Derivative suits are a powerful mechanism for holding fiduciaries accountable, though they are less common for market misrepresentation claims. Shareholders must make a formal demand on the board before filing a derivative suit.

Damages Calculation

The primary measure of damages in a securities fraud case is the “out-of-pocket” method. This method aims to restore the defrauded purchaser to the position they would have occupied had the misrepresentation not occurred. The calculation is the difference between the price the plaintiff paid and the stock’s true value on the date of purchase.

The true value is estimated by determining the stock price immediately after the corrective disclosure revealed the misstatement to the market. The Private Securities Litigation Reform Act of 1995 limits a plaintiff’s recoverable damages to the difference between the purchase or sale price and the mean trading price of the security during the 90-day period after the corrective information is disseminated.

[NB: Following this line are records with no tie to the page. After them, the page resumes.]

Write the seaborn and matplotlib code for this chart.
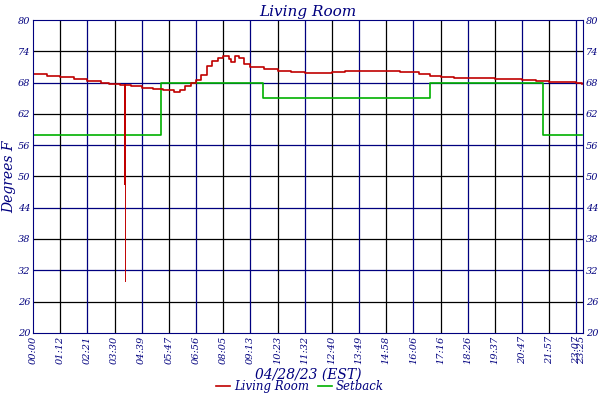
import matplotlib
matplotlib.use("Agg")
import matplotlib.pyplot as plt
import pandas as pd
import seaborn as sns

# x positions are in tick units (one tick = one labelled time)
tick_labels = ["00:00", "01:12", "02:21", "03:30", "04:39", "05:47", "06:56", "08:05",
               "09:13", "10:23", "11:32", "12:40", "13:49", "14:58", "16:06", "17:16",
               "18:26", "19:37", "20:47", "21:57", "23:07", "23:25"]
tick_pos = list(range(21)) + [20.2]

room_x = [0, 0.5, 1.0, 1.5, 2.0, 2.5, 2.8, 3.2, 3.38, 3.39, 3.40, 3.6, 4.0, 4.4, 4.8,
          5.0, 5.2, 5.4, 5.6, 5.8, 6.0, 6.2, 6.4, 6.6, 6.8, 7.0, 7.2, 7.3, 7.45, 7.6, 7.75,
          8.0, 8.5, 9.0, 9.5, 10.0, 10.5, 11.0, 11.5, 12.0, 12.5, 13.0, 13.5, 13.8, 14.2,
          14.6, 15.0, 15.5, 16.0, 16.5, 17.0, 17.5, 18.0, 18.5, 19.0, 19.5, 20.0, 20.2]
room_y = [69.6, 69.3, 69.0, 68.7, 68.3, 68.0, 67.8, 67.6, 67.5, 48.5, 67.5, 67.3, 67.0, 66.8, 66.6,
          66.5, 66.1, 66.6, 67.4, 68.0, 68.5, 69.5, 71.2, 72.2, 72.7, 73.0, 72.6, 72.0, 73.0, 72.8, 71.5,
          71.0, 70.6, 70.3, 70.1, 69.9, 69.8, 70.0, 70.2, 70.3, 70.3, 70.2, 70.1, 70.0, 69.6,
          69.2, 69.0, 68.9, 68.9, 68.8, 68.7, 68.6, 68.4, 68.3, 68.2, 68.1, 67.9, 67.7]
# brief thin drop below the thick spike
spike_x = [3.39, 3.39]
spike_y = [48.5, 30.0]

setback_x = [0, 4.66, 4.70, 8.48, 14.55, 14.6, 18.72, 18.76, 20.2]
setback_y = [58, 58, 68, 65, 65, 68, 68, 58, 58]

navy = "#00007f"
font = {"family": "DejaVu Serif", "style": "italic", "color": navy}

room = pd.DataFrame({"x": room_x, "y": room_y})
setback = pd.DataFrame({"x": setback_x, "y": setback_y})
spike = pd.DataFrame({"x": spike_x, "y": spike_y})

fig, ax = plt.subplots(figsize=(6, 4), dpi=100)
fig.subplots_adjust(left=0.055, right=0.972, top=0.95, bottom=0.168)

# grid: alternating black / navy lines
for i, v in enumerate(range(26, 80, 6)):
    ax.axhline(v, color="black" if i % 2 == 0 else navy, lw=0.9, zorder=0)
for i, p in enumerate(tick_pos[1:-1]):
    ax.axvline(p, color="black" if i % 2 == 0 else navy, lw=0.9, zorder=0)

sns.lineplot(data=setback, x="x", y="y", ax=ax, color="#00b000", lw=1.2,
             drawstyle="steps-post", label="Setback", estimator=None, sort=False)
sns.lineplot(data=room, x="x", y="y", ax=ax, color="#c00000", lw=1.2,
             drawstyle="steps-post", label="Living Room", estimator=None, sort=False)
sns.lineplot(data=spike, x="x", y="y", ax=ax, color="#c00000", lw=0.7,
             estimator=None, sort=False, legend=False)

ax.set_xlim(0, 20.25)
ax.set_ylim(20, 80)
ax.set_yticks(range(20, 81, 6))
ax.set_xticks(tick_pos)
ax.set_xticklabels(tick_labels, rotation=90, fontsize=7, fontstyle="italic",
                   family="DejaVu Serif", color=navy)
ax.tick_params(axis="y", labelsize=7, colors=navy, length=0, labelright=True, pad=2)
ax.tick_params(axis="x", length=0, colors=navy, pad=2)
for t in ax.get_yticklabels():
    t.set_fontstyle("italic")
    t.set_family("DejaVu Serif")
for s in ax.spines.values():
    s.set_color(navy)

ax.set_title("Living Room", fontsize=11, pad=3, **font)
ax.set_xlabel("04/28/23 (EST)", fontsize=10, labelpad=3, **font)
ax.set_ylabel("Degrees F", fontsize=10, labelpad=1, **font)

h, l = ax.get_legend_handles_labels()
ax.get_legend().remove()
leg = fig.legend(h[::-1], l[::-1], loc="lower center", bbox_to_anchor=(0.5, -0.01), ncol=2,
                 frameon=False, handlelength=1.2, columnspacing=0.8, handletextpad=0.3,
                 prop={"family": "DejaVu Serif", "style": "italic", "size": 8.5})
for t in leg.get_texts():
    t.set_color(navy)

fig.savefig("out.png", dpi=100)
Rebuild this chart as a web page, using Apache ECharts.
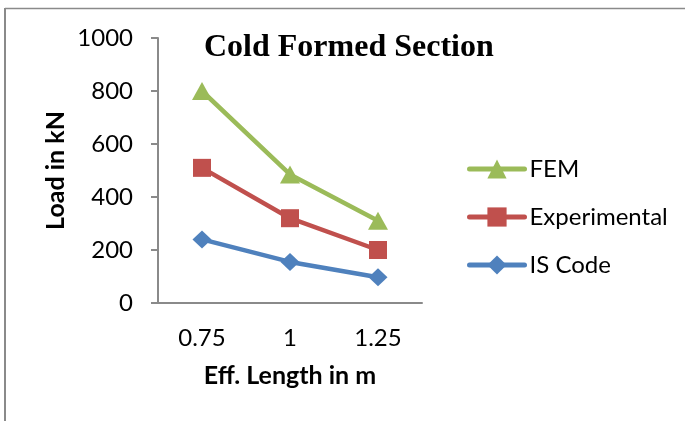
<!DOCTYPE html>
<html>
<head>
<meta charset="utf-8">
<script src="https://cdn.jsdelivr.net/npm/echarts@6/dist/echarts.min.js"></script>
<style>
  html, body { margin: 0; padding: 0; background: #fff; }
  #chart { width: 685px; height: 421px; }
</style>
</head>
<body>
<div id="chart"></div>
<script>
const lengths = ['0.75', '1', '1.25'];
const femLoad = [800, 485, 310];
const experimentalLoad = [510, 320, 200];
const isCodeLoad = [240, 155, 97];
const yTicks = [0, 200, 400, 600, 800, 1000];

const axisGray = '#8a8a8a';
const textFont = 'Lato';

const chart = echarts.init(document.getElementById('chart'));

function lineSeries(name, data, color, symbol, size) {
  return {
    name: name,
    type: 'line',
    data: data,
    symbol: symbol,
    symbolSize: size,
    lineStyle: { color: color, width: 4.5 },
    itemStyle: { color: color },
    animation: false
  };
}

chart.setOption({
  backgroundColor: '#fff',
  title: {
    text: 'Cold Formed Section',
    left: 199,
    top: 27,
    textStyle: {
      fontFamily: 'Liberation Serif',
      fontWeight: 'bold',
      fontSize: 32,
      color: '#000'
    }
  },
  graphic: [
    { type: 'line', shape: { x1: 5, y1: 8.5, x2: 685, y2: 8.5 }, style: { stroke: axisGray, lineWidth: 1.5 } },
    { type: 'line', shape: { x1: 5, y1: 8, x2: 5, y2: 421 }, style: { stroke: axisGray, lineWidth: 2 } }
  ],
  legend: {
    orient: 'vertical',
    left: 462,
    top: 152,
    itemWidth: 55,
    itemHeight: 24,
    itemGap: 24,
    lineStyle: { width: 5, cap: 'round' },
    textStyle: { fontFamily: textFont, fontSize: 24, color: '#000' },
    data: ['FEM', 'Experimental', 'IS Code']
  },
  grid: { left: 158, right: 263, top: 38, bottom: 118 },
  xAxis: {
    type: 'category',
    data: lengths,
    name: 'Eff. Length in m',
    nameLocation: 'middle',
    nameGap: 60,
    nameTextStyle: { fontFamily: textFont, fontWeight: 'bold', fontSize: 25, color: '#000' },
    axisLine: { lineStyle: { color: axisGray, width: 2 } },
    axisTick: { length: 8, lineStyle: { color: axisGray, width: 2 } },
    axisLabel: { fontFamily: textFont, fontSize: 24, color: '#000', margin: 23 }
  },
  yAxis: {
    type: 'value',
    min: yTicks[0],
    max: yTicks[yTicks.length - 1],
    interval: yTicks[1] - yTicks[0],
    name: 'Load in kN',
    nameLocation: 'middle',
    nameGap: 90,
    nameTextStyle: { fontFamily: textFont, fontWeight: 'bold', fontSize: 25, color: '#000' },
    splitLine: { show: false },
    axisLine: { show: true, lineStyle: { color: axisGray, width: 2 } },
    axisTick: { show: true, length: 7, lineStyle: { color: axisGray, width: 2 } },
    axisLabel: { fontFamily: textFont, fontSize: 24, color: '#000', margin: 25, formatter: v => String(v) }
  },
  series: [
    lineSeries('FEM', femLoad, '#9bbb59', 'triangle', [20, 18]),
    lineSeries('Experimental', experimentalLoad, '#c0504d', 'rect', 18),
    lineSeries('IS Code', isCodeLoad, '#4f81bd', 'diamond', [19, 18])
  ]
});
</script>
</body>
</html>
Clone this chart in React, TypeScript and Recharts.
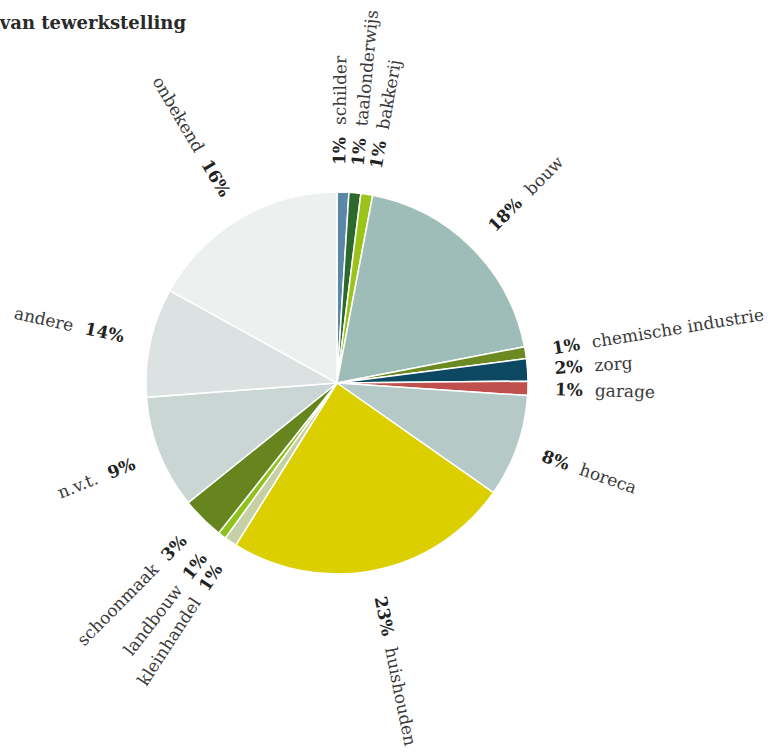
import { PieChart, Pie, Cell } from "recharts";

const sectors = [
  "schilder",
  "taalonderwijs",
  "bakkerij",
  "bouw",
  "chemische industrie",
  "zorg",
  "garage",
  "horeca",
  "huishouden",
  "kleinhandel",
  "landbouw",
  "schoonmaak",
  "n.v.t.",
  "andere",
  "onbekend",
];

// slice sizes as drawn in the reference
const shares = [1.0, 1.0, 1.0, 19.0, 1.0, 1.9, 1.2, 8.7, 24.2, 1.05, 0.7, 3.6, 9.6, 9.25, 17.0];

// percentages as printed next to the slices
const labelPcts = [1, 1, 1, 18, 1, 2, 1, 8, 23, 1, 1, 3, 9, 14, 16];

const colors = [
  "#5b88a8",
  "#2b6a2c",
  "#9cc31a",
  "#9fbdb8",
  "#6b8a22",
  "#0d4862",
  "#c0504d",
  "#b5c9c6",
  "#dccf00",
  "#c6cfa5",
  "#8fc21c",
  "#66851f",
  "#c9d6d4",
  "#dce2e1",
  "#ecf0ef",
];

const FONT = "'DejaVu Serif', serif";
const RAD = Math.PI / 180;
const MIN_GAP = 4.8; // degrees between neighbouring labels

const data = sectors.map((name, i) => ({
  name,
  value: shares[i],
  pct: labelPcts[i],
}));

// spread label angles a little so the thin slices don't overlap
function spreadAngles(mids: number[]) {
  const a = [...mids];
  for (let k = 0; k < 60; k++) {
    for (let i = 1; i < a.length; i++) {
      const gap = a[i - 1] - a[i];
      if (gap < MIN_GAP) {
        const d = (MIN_GAP - gap) / 2;
        a[i - 1] += d;
        a[i] -= d;
      }
    }
  }
  return a;
}

const total = shares.reduce((s, v) => s + v, 0);
const midAngles: number[] = [];
{
  let acc = 0;
  shares.forEach((v) => {
    midAngles.push(90 - ((acc + v / 2) / total) * 360);
    acc += v;
  });
}
const labelAngles = spreadAngles(midAngles);

function renderLabel(props: any) {
  const { cx, cy, outerRadius, index } = props;
  const angle = labelAngles[index];
  const r = outerRadius + 27;
  const cos = Math.cos(-angle * RAD);
  const sin = Math.sin(-angle * RAD);
  const x = cx + r * cos;
  const y = cy + r * sin;
  const right = cos >= 0;
  const rot = right ? -angle : 180 - angle;
  const pct = `${labelPcts[index]}%`;
  const name = sectors[index];

  return (
    <text
      x={x}
      y={y}
      transform={`rotate(${rot} ${x} ${y})`}
      textAnchor={right ? "start" : "end"}
      dominantBaseline="central"
      fontFamily={FONT}
      fontSize={17}
    >
      {right ? (
        <>
          <tspan fontWeight="bold" fill="#222">
            {pct}
          </tspan>
          <tspan dx={12} fill="#3a3a3a">
            {name}
          </tspan>
        </>
      ) : (
        <>
          <tspan fill="#3a3a3a">{name}</tspan>
          <tspan dx={12} fontWeight="bold" fill="#222">
            {pct}
          </tspan>
        </>
      )}
    </text>
  );
}

export default function App() {
  return (
    <div style={{ position: "absolute", left: 0, top: 0, width: 772, height: 756, background: "#fff" }}>
      <div
        style={{
          position: "absolute",
          right: 772 - 186,
          top: 13,
          fontFamily: FONT,
          fontWeight: "bold",
          fontSize: 18,
          lineHeight: "20px",
          color: "#2a2a2a",
          whiteSpace: "nowrap",
        }}
      >
        van tewerkstelling
      </div>
      <PieChart width={772} height={756} margin={{ top: 0, right: 0, bottom: 0, left: 0 }}>
        <Pie
          data={data}
          dataKey="value"
          nameKey="name"
          cx={337}
          cy={383}
          outerRadius={191}
          startAngle={90}
          endAngle={-270}
          stroke="#fff"
          strokeWidth={1.5}
          label={renderLabel}
          labelLine={false}
          isAnimationActive={false}
        >
          {data.map((d, i) => (
            <Cell key={d.name} fill={colors[i]} />
          ))}
        </Pie>
      </PieChart>
    </div>
  );
}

This cap prevents investors from recovering damages caused by unrelated market volatility.

SEC Enforcement and Penalties

Beyond private litigation, the SEC enforces federal securities laws and imposes civil penalties for misleading shareholders. The SEC can initiate actions seeking monetary fines against the corporation and the individuals responsible for the fraud. Fines can range from tens of thousands to hundreds of millions of dollars, depending on the severity of the violation.

The SEC seeks “disgorgement” of ill-gotten gains, requiring defendants to pay back any profits derived from the fraudulent activity. The SEC can bar individuals from serving as officers or directors of any publicly traded company. This penalty is a severe consequence for individuals involved in shareholder deception.